Stress testing means modeling various negative scenarios to ensure debt coverage ratios remain safe. Lenders often require demonstrating that the property can maintain a 1.20x debt-service coverage ratio (DSCR) at 90 percent occupancy. Use the calculator to lower the occupancy input and increase expense percentages simultaneously while keeping debt payments constant to see when the DSCR falls below lender thresholds. This proactive approach positions investors to negotiate better loan terms and maintain compliance with covenants.

Data Sources for Occupancy Forecasting

Reliable data is critical for accurate occupancy factors. Key sources include:

  • U.S. Census Bureau: Quarterly vacancy and rent data at national, regional, and metropolitan levels.
  • HUD User datasets: Fair market rents and multifamily vacancy rates for HUD-assisted properties and comparable assets.
  • State university housing studies: Enrollment forecasts and residence hall utilization data that influence off-campus student housing demand.
  • Tourism boards and National Park Service statistics: Visitor counts help predict short-term rental occupancy swings in travel-dependent markets.

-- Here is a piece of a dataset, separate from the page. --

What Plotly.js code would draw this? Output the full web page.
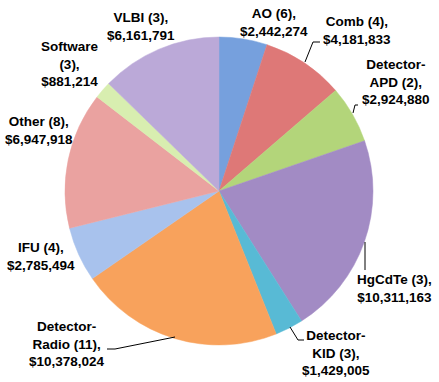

Integrating these external indicators with your internal leasing reports ensures that occupancy assumptions remain grounded in both macro trends and property-specific realities.

Putting It All Together

The factor for calculating rental income occupancy is more than a mathematical curiosity; it’s the heartbeat of any rental pro forma. By systematically converting occupancy percentages into effective income and NOI, investors can evaluate acquisition targets, monitor portfolio performance, and justify capital improvements. The calculator on this page mirrors best-in-class underwriting logic. Start with unit count and average rent to derive GPR, apply a realistic occupancy factor, add ancillary income, and subtract expenses to reveal the net operating outlook for any period.

Finally, remember that occupancy is both a lagging indicator (reflecting past leasing success) and a leading indicator (predicting future revenue stability). Align marketing, resident experience, capital expenditure, and debt strategy with an accurate occupancy factor to safeguard cash flows across market cycles.